Durante l’udienza, il Gup si è anche riservato di decidere, con il favore dei pubblici ministeri, sulla richiesta di revoca degli arresti domiciliari per gli altri tre indagati, tutti imprenditori coinvolti nell’inchiesta. Questi ultimi, secondo le accuse, avrebbero approfittato della posizione privilegiata di Boraso all’interno dell’amministrazione comunale per portare a termine operazioni lucrative e illecite.
L’accordo di patteggiamento proposto prevede pene detentive per i quattro coinvolti. Boraso ha accettato una pena di 3 anni e 10 mesi di reclusione, con la confisca dei 400 mila euro in suo possesso. Gli altri tre imprenditori, accusati di aver intrecciato rapporti corruttivi con Boraso, hanno concordato le seguenti pene: Daniele Brichese ha patteggiato 3 anni e 10 mesi con una confisca di 7 mila euro; Francesco Gislon ha accettato una pena di 2 anni e 6 mesi con confisca di 45 mila euro; Fabrizio Ormenese ha ottenuto una pena di 2 anni e 9 mesi.
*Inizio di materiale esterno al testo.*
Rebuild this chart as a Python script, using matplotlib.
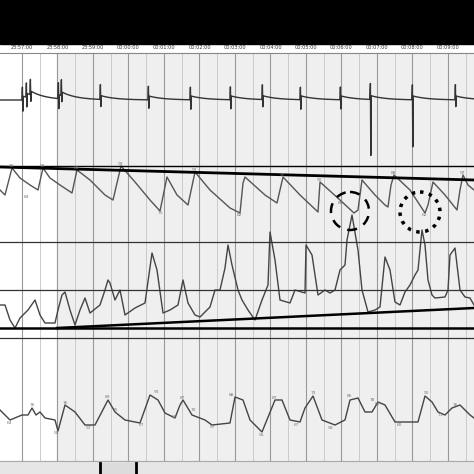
import numpy as np
import matplotlib
matplotlib.use("Agg")
import matplotlib.pyplot as plt
from matplotlib.patches import Circle, Rectangle

time_labels = ["23:57:00","23:58:00","23:59:00","00:00:00","00:01:00","00:02:00","00:03:00",
               "00:04:00","00:05:00","00:06:00","00:07:00","00:08:00","00:09:00"]
time_pos = [22,57.5,93,128.5,164,199.5,235,270.5,306,341.5,377,412.5,448]

ecg_beats = [22,26,30,58,61,100,148,190,230,262,300,340,370,412,455]
ecg_depth = [12,12,10,14,10,10,10,10,10,10,10,10,60,50,10]

art_x = [0,5,12,20,30,38,43,50,60,72,77,90,105,113,121,135,150,160,167,177,188,195,210,230,240,
         243,245,265,277,283,300,318,320,340,354,358,360,362,375,385,388,391,394,410,425,428,433,445,457,460,463,468,474]
art_y = [190,195,168,178,185,190,168,178,185,193,170,180,195,200,166,182,200,211,177,195,205,172,190,208,213,
         183,177,195,203,177,195,212,182,200,213,210,195,180,195,205,207,185,175,190,213,205,182,195,210,190,175,185,190]
art_lbl_x = [12,43,27,77,121,160,195,240,283,320,341,394,425,463]
art_lbl_y = [166,166,197,168,164,213,170,215,175,180,203,173,215,173]
art_lbl = ["98","98","84","80","99","75","91","82","97","90","86","88","62","97"]

mid_x = [0,5,10,15,20,28,35,40,45,55,58,62,65,70,75,80,85,90,100,105,108,110,115,120,125,135,145,152,157,163,170,178,
         183,188,195,200,210,215,220,225,228,232,238,242,245,248,255,262,268,270,275,280,290,295,305,306,312,318,325,330,
         335,340,345,347,352,358,362,368,375,380,385,390,395,400,405,410,415,418,420,422,425,428,432,435,445,448,450,455,
         460,465,470,474]
mid_y = [305,305,320,328,318,310,300,315,323,323,310,295,292,310,325,310,298,313,305,290,280,283,300,290,315,308,303,
         253,270,313,310,305,280,303,315,317,307,290,290,268,245,265,290,300,305,310,320,300,285,232,260,300,303,290,293,
         245,255,295,290,293,290,270,265,240,215,250,290,312,310,307,257,270,302,305,292,285,275,270,250,230,245,280,295,
         298,297,290,255,248,290,297,298,305]

bot_x = [0,10,22,28,32,36,40,45,55,58,65,75,85,95,108,115,125,140,150,158,165,175,180,183,192,205,212,230,235,243,
         250,262,275,282,290,300,305,313,322,335,345,350,358,365,372,378,385,395,405,418,425,432,438,445,452,460,470,474]
bot_y = [410,420,415,415,408,415,412,418,420,431,405,412,425,425,400,412,420,423,395,400,413,418,405,400,415,420,425,
         423,397,400,420,432,400,400,420,422,408,396,420,425,420,400,398,412,412,402,405,422,422,422,396,402,412,415,408,
         405,415,418]
bot_lbl_x = [10,32,57,65,88,108,115,142,157,175,183,193,212,232,262,275,297,313,330,350,372,378,400,427,440,455]
bot_lbl_y = [423,405,433,403,428,397,410,425,392,417,398,410,427,395,435,398,425,393,428,396,400,404,425,393,415,405]
bot_lbl = ["64","76","55","76","57","89","75","67","91","60","87","70","57","88","55","87","67","73","59","86","78","81","60","90","71","76"]

fig = plt.figure(figsize=(4.74,4.74), dpi=100)
ax = fig.add_axes([0,0,1,1])
ax.set_xlim(0,474); ax.set_ylim(474,0); ax.axis("off")

ax.add_patch(Rectangle((0,0),474,44,color="black",zorder=5))
ax.add_patch(Rectangle((0,44),474,420,color="white",zorder=0))
ax.add_patch(Rectangle((57.5,53),416.5,408,color="#efefef",zorder=0))
ax.add_patch(Rectangle((0,461),474,13,color="#e6e6e6",zorder=0))
ax.add_patch(Rectangle((100,463),36,11,facecolor="#dcdcdc",edgecolor="none",zorder=3))
ax.plot([100,100],[463,474],color="black",lw=2,zorder=4)
ax.plot([136,136],[463,474],color="black",lw=2,zorder=4)

for i,p in enumerate(time_pos):
    ax.text(p,47.5,time_labels[i],fontsize=3.6,ha="center",va="center",color="#333333")
    ax.plot([p,p],[53,461],color="#999999",lw=0.8,zorder=1)
    ax.plot([p+17.7,p+17.7],[53,461],color="#c4c4c4",lw=0.6,zorder=1)
ax.plot([0,474],[53,53],color="#888888",lw=0.8)
ax.plot([0,474],[461,461],color="#aaaaaa",lw=0.8)

xs = np.linspace(0,474,3000)
ys = np.full_like(xs,100.0)
for b,d in zip(ecg_beats,ecg_depth):
    m = xs>=b
    ys[m] += -4*np.exp(-(xs[m]-b)/15)
ecg_x=[];ecg_y=[]
prev=0
for b,d in zip(ecg_beats,ecg_depth):
    seg = (xs>=prev)&(xs<b)
    ecg_x += list(xs[seg]); ecg_y += list(ys[seg])
    base=np.interp(b,xs,ys)
    ecg_x += [b,b+0.4,b+0.8,b+1.2]; ecg_y += [base,base-12,base+d,base+2]
    prev=b+1.3
seg=xs>=prev
ecg_x += list(xs[seg]); ecg_y += list(ys[seg])
ax.plot(ecg_x,ecg_y,color="#333333",lw=1.0,zorder=4)

ax.plot(art_x,art_y,color="#555555",lw=1.0,zorder=4)
ax.plot(mid_x,mid_y,color="#444444",lw=1.0,zorder=4)
ax.plot(bot_x,bot_y,color="#444444",lw=1.0,zorder=4)
for x,y,t in zip(art_lbl_x,art_lbl_y,art_lbl):
    ax.text(x,y,t,fontsize=3.2,color="#777777",ha="center",va="center",zorder=5)
for x,y,t in zip(bot_lbl_x,bot_lbl_y,bot_lbl):
    ax.text(x,y,t,fontsize=3.2,color="#777777",ha="center",va="center",zorder=5)

ax.plot([0,474],[167,180],color="black",lw=2,zorder=4)
ax.plot([0,474],[166,166],color="black",lw=1,zorder=4)
ax.plot([0,474],[242,242],color="#333333",lw=0.9,zorder=4)
ax.plot([0,474],[290,290],color="#333333",lw=0.9,zorder=4)
ax.plot([0,474],[328,328],color="black",lw=1.8,zorder=4)
ax.plot([0,474],[338,338],color="#333333",lw=0.9,zorder=4)
ax.plot([57,474],[328,308],color="black",lw=1.8,zorder=4)

ax.add_patch(Circle((350,211),19,fill=False,lw=1.8,ls=(0,(4,3)),color="black",zorder=6))
ax.add_patch(Circle((420,212),20,fill=False,lw=2.5,ls=(0,(1,1.6)),color="black",zorder=6))
fig.savefig("out.png",dpi=100)
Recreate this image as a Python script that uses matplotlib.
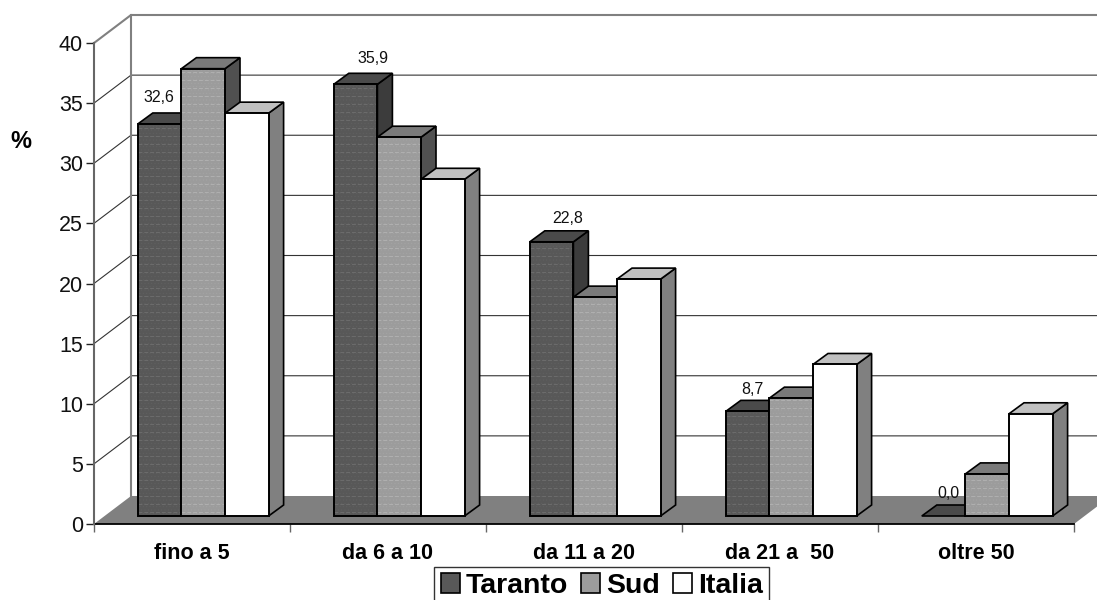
import numpy as np
import matplotlib
matplotlib.use("Agg")
import matplotlib.pyplot as plt
from matplotlib.patches import Polygon, Patch

plt.rcParams['font.family'] = ['Liberation Sans', 'DejaVu Sans']
plt.rcParams['hatch.linewidth'] = 0.35

categories = ['fino a 5', 'da 6 a 10', 'da 11 a 20', 'da 21 a  50', 'oltre 50']
taranto = [32.6, 35.9, 22.8, 8.7, 0.0]
sud = [37.2, 31.5, 18.2, 9.8, 3.5]
italia = [33.5, 28.0, 19.7, 12.6, 8.5]
series_names = ['Taranto', 'Sud', 'Italia']
y_ticks = [0, 5, 10, 15, 20, 25, 30, 35, 40]

# front, top, side colours for each series
face = ['#585858', '#9c9c9c', '#ffffff']
top = ['#4a4a4a', '#7a7a7a', '#c0c0c0']
side = ['#3c3c3c', '#505050', '#808080']
hatch_col = ['#606060', '#a4a4a4', None]
dash_col = ['#6c6c6c', '#b0b0b0', None]

# label nudges in pixels, the original labels are not evenly placed
label_dx = [-1, 17, 16, 5, 5]
label_dy = [26, 26, 23, 22, 23]

W, H = 1097, 600
fig = plt.figure(figsize=(W / 100, H / 100), dpi=100)
ax = fig.add_axes([94 / W, (H - 524) / H, 980 / W, 481 / H])
ax.set_xlim(0, 5)
ax.set_ylim(0, 40)

# pixel sizes to data units
px_x = 5 / 980
px_y = 40 / 481
wall_dx, wall_dy = 37 * px_x, 28 * px_y
base_dx, base_dy = 10 * px_x, 8 * px_y
bar_dx, bar_dy = 15 * px_x, 11 * px_y
bar_w = 43.6 * px_x
group_pad = 33.8 * px_x


def poly(pts, **kw):
    p = Polygon(pts, closed=True, clip_on=False, **kw)
    ax.add_patch(p)
    return p


# floor
poly([(0, 0), (5, 0), (5 + wall_dx, wall_dy), (wall_dx, wall_dy)], fc='#808080', ec='none', zorder=1)

# walls and grid
for v in y_ticks[1:-1]:
    ax.plot([0, wall_dx, 5 + wall_dx], [v, v + wall_dy, v + wall_dy], color='#333333', lw=0.8,
            clip_on=False, zorder=1, solid_joinstyle='miter')
ax.plot([wall_dx, wall_dx], [wall_dy, 40 + wall_dy], color='#808080', lw=1.5, clip_on=False, zorder=1.5)
ax.plot([0, wall_dx, 5 + wall_dx], [40, 40 + wall_dy, 40 + wall_dy], color='#808080', lw=1.5,
        clip_on=False, zorder=1.5)

# bars, drawn back to front from left to right
for i in range(len(categories)):
    for s, vals in enumerate([taranto, sud, italia]):
        v = vals[i]
        x0 = i + group_pad + base_dx + s * bar_w
        x1 = x0 + bar_w
        y0 = base_dy
        y1 = y0 + v
        z = 3 + i + s * 0.1
        poly([(x1, y0), (x1 + bar_dx, y0 + bar_dy), (x1 + bar_dx, y1 + bar_dy), (x1, y1)],
             fc=side[s], ec='black', lw=1.2, zorder=z, joinstyle='miter')
        poly([(x0, y1), (x1, y1), (x1 + bar_dx, y1 + bar_dy), (x0 + bar_dx, y1 + bar_dy)],
             fc=top[s], ec='black', lw=1.2, zorder=z, joinstyle='miter')
        if v > 0:
            if hatch_col[s]:
                poly([(x0, y0), (x1, y0), (x1, y1), (x0, y1)], fc=face[s], ec=hatch_col[s],
                     lw=0, hatch='.....', zorder=z + 0.01)
                # faint dashed bands of the original fill pattern
                ax.hlines(np.arange(y0 + 4 * px_y, y1, 8 * px_y), x0, x1, color=dash_col[s], lw=0.7,
                          linestyles=(0, (4, 2)), zorder=z + 0.015)
            poly([(x0, y0), (x1, y0), (x1, y1), (x0, y1)], fc=face[s] if not hatch_col[s] else 'none',
                 ec='black', lw=1.4, zorder=z + 0.02, joinstyle='miter')

# value labels above the Taranto bars
for i, v in enumerate(taranto):
    ax.text(i + group_pad + base_dx + bar_w * 0.5 + label_dx[i] * px_x, v + base_dy + label_dy[i] * px_y,
            f'{v:.1f}'.replace('.', ','), ha='center', va='center', fontsize=11.5, color='#111111',
            zorder=20, clip_on=False)

# axes lines and ticks
for name in ['top', 'right']:
    ax.spines[name].set_visible(False)
ax.spines['left'].set_color('#666666')
ax.spines['left'].set_linewidth(1.5)
ax.spines['bottom'].set_color('black')
ax.spines['bottom'].set_linewidth(1.3)
ax.spines['bottom'].set_zorder(2)
ax.patch.set_visible(False)

ax.set_yticks(y_ticks)
ax.tick_params(axis='y', length=6, width=1, color='#222222', labelsize=15.5, pad=2, labelcolor='#111111')
ax.set_xticks(np.arange(6))
ax.set_xticklabels([])
ax.tick_params(axis='x', which='major', length=6, width=1, color='#666666')
ax.set_xticks(np.arange(5) + 0.5, minor=True)
ax.set_xticklabels(categories, minor=True, fontsize=15.5, fontweight='bold')
ax.tick_params(axis='x', which='minor', length=0, pad=14)

fig.text(21 / W, 1 - 141 / H, '%', fontsize=17, fontweight='bold', ha='center', va='center')

handles = [Patch(facecolor=face[k], edgecolor='black', linewidth=1.2) for k in range(3)]
leg = ax.legend(handles, series_names, ncol=3, loc='upper center', bbox_to_anchor=(0.518, -0.0885),
                frameon=True, fancybox=False, framealpha=1, edgecolor='#333333',
                prop={'size': 20.5, 'weight': 'bold'}, handlelength=0.68, handleheight=0.68,
                handletextpad=0.2, columnspacing=0.45, borderpad=0.22, borderaxespad=0)
leg.get_frame().set_linewidth(1)

fig.savefig('out.png', dpi=100)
La parte civile si è costituita anche a favore del Comune di Venezia e della Città Metropolitana di Venezia, che si sono visti danneggiati dalle presunte attività corruttive.
L’inchiesta, che ha avuto inizio nella primavera del 2024, ha portato all’indagine di 32 persone, di cui quattro già coinvolte nel patteggiamento. Le indagini hanno rivelato una rete di corruzione che ha attraversato vari settori dell’amministrazione veneziana, con imprenditori che cercavano di ottenere vantaggi economici attraverso operazioni legate alla città e all’area metropolitana. Tra gli altri filoni di inchiesta, si segnalano anche i presunti abusi legati alla compravendita di beni immobiliari.
Il patteggiamento riguarda soprattutto coloro che sono stati arrestati e successivamente posti agli arresti domiciliari. L’accusa principale riguarda una serie di operazioni effettuate sul territorio del Comune di Venezia, che avrebbero danneggiato la città stessa e la zona metropolitana. Un aspetto ancora in sospeso è la posizione processuale degli altri indagati, per i quali il Gup dovrà decidere se proscioglierli o proseguire con il processo.
Fra le personalità di spicco coinvolte nell’inchiesta, è emerso anche il nome dell’attuale sindaco di Venezia, Luigi Brugnaro. Al centro della vicenda ci sono due operazioni immobiliari. La prima riguarda la vendita di Palazzo Papadopoli, un’asta che aveva visto un solo partecipante: l’immobiliarista di Singapore, Chiat Kwong Ching. Quest’ultimo ha acquistato l’edificio per 10,8 milioni di euro, un valore significativamente inferiore rispetto al prezzo di partenza di 14 milioni di euro. La seconda operazione riguarda l’acquisto di un’area di 41 ettari a Marghera, denominata “area dei Pili” che però non andò in porto, ma resta comunque a sollevare interrogativi su possibili conflitti di interesse, in quanto Brugnaro, prima di diventare sindaco, aveva acquistato l’area dal Comune per 5 milioni di euro, per poi provare a cederla all’imprenditore di Singapore forse con la promessa di bonifica a carico del Comune. L’affare prevedeva anche la realizzazione di un palasport per la Reyer Basket, società di proprietà dello stesso Brugnaro, nella stessa area, ma l’iniziativa fu bloccata quando l’area venne temporaneamente ceduta a un “blind trust” che gestisse gli affari dell’imprenditore-sindaco per evitare accuse di conflitto d’interessi.
La vicenda è una ferita aperta nella storia attuale di Venezia e continua a far discutere e a suscitare polemiche anche politiche. L’attenzione ora è tutta rivolta alla chiusura delle indagini per gli altri indagati, tra cui alcuni vertici amministrativi del Comune di Venezia. Il destino della vicenda legata alle presunte corruzioni che esistevano negli uffici del Comune di Venezia in epoca recente è ancora tutta da scrivere e si ricomincerà a farlo il 16 maggio.